Tips for Helping an Angry Child
Here are my tips for calming an angry child, followed by some ways you can help your kids calm themselves down ANYWHERE. These tactics will give them not only the skills, but also the confidence, to navigate their anger on their own.
The 5 Tips
1. Be sympathetic.
What seems unimportant for you might be hugely important for them. When your toddler cries because she wanted blue socks and you gave her red, we think to ourselves, “what’s the big deal?”.
It is important to always validate their emotions, not negate them. If they find value and importance in something, it won’t do any good to tell them that their understanding of importance is incorrect.
2. Give space, but don’t isolate.
Children with an inclination toward anger will sometimes have an inclination toward physical aggression. Providing outlets for this such as punching a pillow or squeezing a blanket can help relieve this tension.

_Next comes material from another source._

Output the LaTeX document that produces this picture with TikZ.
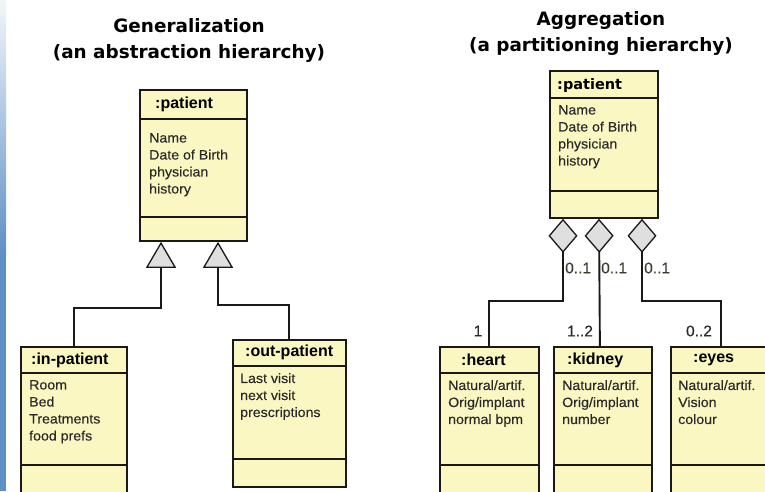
\documentclass[tikz,border=0pt]{standalone}
\usepackage{fontspec}
\setmainfont{Liberation Sans}
\newfontfamily\attrfont[FakeStretch=1.05,FakeBold=0.25]{Liberation Sans}
\newfontfamily\multfont[FakeBold=0.2]{Liberation Sans}
\newfontfamily\titlefont{DejaVu Sans}
\usetikzlibrary{arrows.meta}
\definecolor{boxfill}{HTML}{FAF7C2}
\definecolor{tipfill}{HTML}{DFDFDF}
\definecolor{attrtext}{HTML}{2A2A2A}
\definecolor{multtext}{HTML}{3D3A2C}
\definecolor{slideblue}{HTML}{5E8FC6}
\begin{document}
\begin{tikzpicture}[x=1pt,y=-1pt,
  umlbox/.style={draw=black!90, fill=boxfill, line width=1.8pt, inner sep=0pt,
                 anchor=north west, rectangle},
  divider/.style={line width=1.4pt, draw=black!90},
  hdr/.style={font=\fontsize{16}{18}\selectfont\bfseries, anchor=west, inner sep=0pt},
  comichdr/.style={font=\titlefont\bfseries\fontsize{14.5}{17}\selectfont, anchor=west, inner sep=0pt},
  attrs/.style={font=\attrfont\fontsize{13.5}{17}\selectfont, text=attrtext, align=left,
                anchor=north west, inner sep=0pt},
  ttl/.style={font=\titlefont\bfseries\fontsize{18.4}{26}\selectfont, align=center, inner sep=0pt},
  mult/.style={font=\multfont\fontsize{15.5}{17}\selectfont, inner sep=0pt},
  conn/.style={line width=1.9pt, draw=black!90},
  gen/.style={conn, {Triangle[length=26pt,width=30pt,fill=tipfill,line width=1.3pt]}-},
  agg/.style={conn, {Diamond[length=34pt,width=29pt,fill=tipfill,line width=1.3pt]}-}
]
\useasboundingbox (0,0) rectangle (765,491);
\clip (0,0) rectangle (765,491);

% slide edge on the left
\shade[top color=slideblue!8, bottom color=slideblue] (0,0) rectangle (6,255);
\fill[slideblue] (0,255) rectangle (6,491);

% ---------- titles ----------
\node[ttl] (gtitle) at (189,40) {Generalization\\(an abstraction hierarchy)};
\node[ttl] (atitle) at (601,33) {Aggregation\\(a partitioning hierarchy)};

% ---------- generalization side ----------
\node[umlbox, minimum width=107, minimum height=151] (lp) at (139,89) {};
\draw[divider] (139,119) -- (246,119);
\draw[divider] (139,217) -- (246,217);
\node[hdr] (lph) at (155,104) {:patient};
\node[attrs] (lpa) at (149,133) {Name\\Date of Birth\\physician\\history};

\node[umlbox, minimum width=106, minimum height=170] (ip) at (20,346) {};
\draw[divider] (20,373) -- (126,373);
\draw[divider] (20,465) -- (126,465);
\node[hdr] (iph) at (31,360) {:in-patient};
\node[attrs] (ipa) at (29,380) {Room\\Bed\\Treatments\\food prefs};

\node[umlbox, minimum width=113, minimum height=147] (op) at (232,339) {};
\draw[divider] (232,366) -- (345,366);
\draw[divider] (232,459) -- (345,459);
\node[hdr] (oph) at (245,352) {:out-patient};
\node[attrs] (opa) at (240,373) {Last visit\\next visit\\prescriptions};

\draw[gen] ([xshift=22pt]lp.south west) -- ++(0,66) -| (ip.north);
\draw[gen] ([xshift=79pt]lp.south west) -- ++(0,63) -| (op.north);

% ---------- aggregation side ----------
\node[umlbox, minimum width=108, minimum height=147] (rp) at (549,70) {};
\draw[divider] (549,98) -- (657,98);
\draw[divider] (549,191) -- (657,191);
\node[comichdr] (rph) at (557,85) {:patient};
\node[attrs] (rpa) at (558,105) {Name\\Date of Birth\\physician\\history};

\node[umlbox, minimum width=99, minimum height=170] (hp) at (439,346) {};
\draw[divider] (439,373) -- (538,373);
\draw[divider] (439,465) -- (538,465);
\node[hdr] (hph) at (461,360) {:heart};
\node[attrs] (hpa) at (448,380) {Natural/artif.\\Orig/implant\\normal bpm};

\node[umlbox, minimum width=98, minimum height=170] (kp) at (553,346) {};
\draw[divider] (553,373) -- (651,373);
\draw[divider] (553,465) -- (651,465);
\node[hdr] (kph) at (567,360) {:kidney};
\node[attrs] (kpa) at (562,380) {Natural/artif.\\Orig/implant\\number};
\coordinate (kin) at ([xshift=-3pt]kp.north);

\node[umlbox, minimum width=100, minimum height=170] (ep) at (670,346) {};
\draw[divider] (670,373) -- (770,373);
\draw[divider] (670,465) -- (770,465);
\node[hdr] (eph) at (693,360) {:eyes};
\node[attrs] (epa) at (678,380) {Natural/artif.\\Vision\\colour};

\draw[agg] ([xshift=14pt]rp.south west) -- ++(0,82) -| (hp.north);
\draw[agg] ([xshift=50pt]rp.south west) -- (kin);
\draw[agg] ([xshift=93pt]rp.south west) -- ++(0,82) -| (ep.north);

% multiplicities
\node[mult, text=multtext, anchor=west] (m1) at (565,268) {0..1};
\node[mult, text=multtext, anchor=west] (m2) at (601,268) {0..1};
\node[mult, text=multtext, anchor=west] (m3) at (644,268) {0..1};
\node[mult, text=attrtext] (n1) at (478,331) {1};
\node[mult, text=attrtext] (n2) at (580,331) {1..2};
\node[mult, text=attrtext] (n3) at (699,331) {0..2};
\end{tikzpicture}
\end{document}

A calm down corner provides an appropriate outlet for this aggression. Your child might not like to feel isolated from the family or from you when upset, but a bit of space can be a good thing.

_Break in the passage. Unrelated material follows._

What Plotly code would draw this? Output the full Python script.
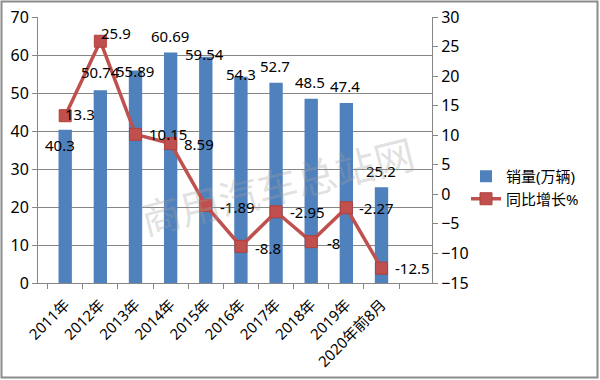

3. Remind them that anger is ok.
Emotions are a normal part of our development, and we experience a range of them every day. It is perfectly fine to get mad, to become angry. Any consequences that you provide for your child while they are upset should always be for behaviors, not for the emotion.
4. Don’t over-react.
Model a calm voice and a calm demeanor. (Yes, easier said than done.) The calmer you are, the better chance you have of your child calming down. Conversely, any yelling or aggression will most likely be matched by your child.
5. Listen with eye contact.
Children need to feel heard, especially when upset. Eye contact dramatically helps them feel that way. Allowing them to talk about how they are feeling will help make leaps and bounds toward calming down.

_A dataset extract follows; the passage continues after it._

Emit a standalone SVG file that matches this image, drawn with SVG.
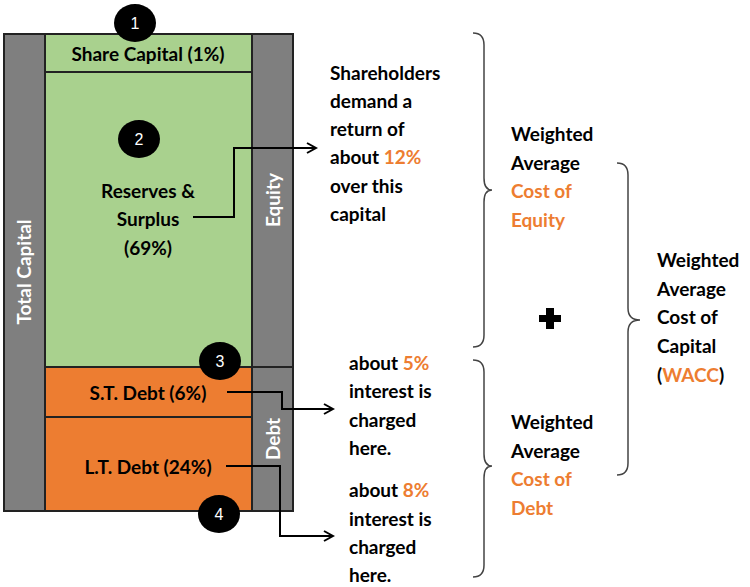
<svg xmlns="http://www.w3.org/2000/svg" width="750" height="587" viewBox="0 0 750 587">
<defs>
<marker id="ar" markerWidth="12" markerHeight="12" refX="10" refY="6" orient="auto" markerUnits="userSpaceOnUse"><path d="M1,1 L10,6 L1,11" fill="none" stroke="#000" stroke-width="2"/></marker>
</defs>
<style>
text{font-family:Lato,"Open Sans","Liberation Sans",sans-serif;font-weight:bold;font-size:19px;fill:#000}
.w{fill:#fff}
.o{fill:#ED7D31}
.c{text-anchor:middle}
.bar{fill:#7F7F7F;stroke:#222;stroke-width:2}
.g{fill:#A9D18E;stroke:#222;stroke-width:2}
.or{fill:#ED7D31;stroke:#222;stroke-width:2}
.ln{fill:none;stroke:#000;stroke-width:2}
.br{fill:none;stroke:#444;stroke-width:1.5}
.n{font-family:"Liberation Sans",sans-serif;font-weight:normal;font-size:16px;fill:#fff;text-anchor:middle}
</style>
<rect width="750" height="587" fill="#fff"/>
<g id="total"><rect class="bar" x="4" y="34" width="41" height="477"/><text class="w c" transform="translate(31,272) rotate(-90)">Total Capital</text></g>
<g id="share"><rect class="g" x="45" y="34" width="207" height="38"/><text class="c" x="148" y="61">Share Capital (1%)</text></g>
<g id="reserves"><rect class="g" x="45" y="72" width="207" height="295"/><text class="c" x="148" y="198">Reserves &amp;</text><text class="c" x="148" y="226">Surplus</text><text class="c" x="148" y="255">(69%)</text></g>
<g id="std"><rect class="or" x="45" y="367" width="207" height="50"/><text class="c" x="148" y="400">S.T. Debt (6%)</text></g>
<g id="ltd"><rect class="or" x="45" y="417" width="207" height="94"/><text class="c" x="148" y="474">L.T. Debt (24%)</text></g>
<g id="equity"><rect class="bar" x="252" y="34" width="41" height="333"/><text class="w c" transform="translate(280,200) rotate(-90)">Equity</text></g>
<g id="debt"><rect class="bar" x="252" y="367" width="41" height="144"/><text class="w c" transform="translate(280,439) rotate(-90)">Debt</text></g>
<g id="n1"><ellipse cx="135" cy="23" rx="21" ry="19"/><text class="n" x="135" y="29">1</text></g>
<g id="n2"><ellipse cx="139" cy="139" rx="21" ry="19"/><text class="n" x="139" y="145">2</text></g>
<g id="n3"><ellipse cx="220" cy="361" rx="21" ry="19"/><text class="n" x="220" y="367">3</text></g>
<g id="n4"><ellipse cx="219" cy="514" rx="21" ry="19"/><text class="n" x="219" y="520">4</text></g>
<g id="connectors">
<path class="ln" d="M193,217 H234 V148 H316" marker-end="url(#ar)"/>
<path class="ln" d="M227,392 H282 V409 H333" marker-end="url(#ar)"/>
<path class="ln" d="M226,466 H280 V536 H333" marker-end="url(#ar)"/>
<path class="br" d="M473,33 Q484,33 484,45 V178 Q484,190 492,190 Q484,190 484,202 V335 Q484,347 473,347"/>
<path class="br" d="M473,360 Q484,360 484,372 V454 Q484,466 492,466 Q484,466 484,478 V565 Q484,577 473,577"/>
<path class="br" d="M617,163 Q628,163 628,175 V308 Q628,320 640,320 Q628,320 628,332 V463 Q628,475 617,475"/>
</g>
<g id="plus"><rect x="539" y="315" width="22" height="7"/><rect x="546" y="308" width="8" height="21"/></g>
<g id="eqtext"><text x="330" y="80">Shareholders</text><text x="330" y="108">demand a</text><text x="330" y="136">return of</text><text x="330" y="164">about <tspan class="o">12%</tspan></text><text x="330" y="193">over this</text><text x="330" y="221">capital</text></g>
<g id="wce"><text x="511" y="141">Weighted</text><text x="511" y="170">Average</text><text class="o" x="511" y="198">Cost of</text><text class="o" x="511" y="227">Equity</text></g>
<g id="wcd"><text x="511" y="429">Weighted</text><text x="511" y="458">Average</text><text class="o" x="511" y="486">Cost of</text><text class="o" x="511" y="515">Debt</text></g>
<g id="wacc"><text x="657" y="267">Weighted</text><text x="657" y="296">Average</text><text x="657" y="324">Cost of</text><text x="657" y="353">Capital</text><text x="657" y="382">(<tspan class="o">WACC</tspan>)</text></g>
<g id="st"><text x="349" y="370">about <tspan class="o">5%</tspan></text><text x="349" y="398">interest is</text><text x="349" y="427">charged</text><text x="349" y="455">here.</text></g>
<g id="lt"><text x="349" y="497">about <tspan class="o">8%</tspan></text><text x="349" y="526">interest is</text><text x="349" y="554">charged</text><text x="349" y="582">here.</text></g>
</svg>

8 Ways Kids Can Calm Down ANYWHERE
These are tools that kids an angry child or one having a difficult time regulating emotions can use anywhere. The idea with these tools is that kids don’t need any physical items, so can therefore carry these out in the heat of the moment.
Pro Tip: Practice these when kids are already in a state of calm, before they are upset. This way they can practice these and begin to learn what they feel like. This way, in the heat of the moment, they will have them in their toolbox to fall back on.
Want to print these calming tools? Head here to do that, and keep a copy with you or hang it up on the wall in your calm down corner.
You can also get these calming tools in a handy little book made from just one sheet of folded paper!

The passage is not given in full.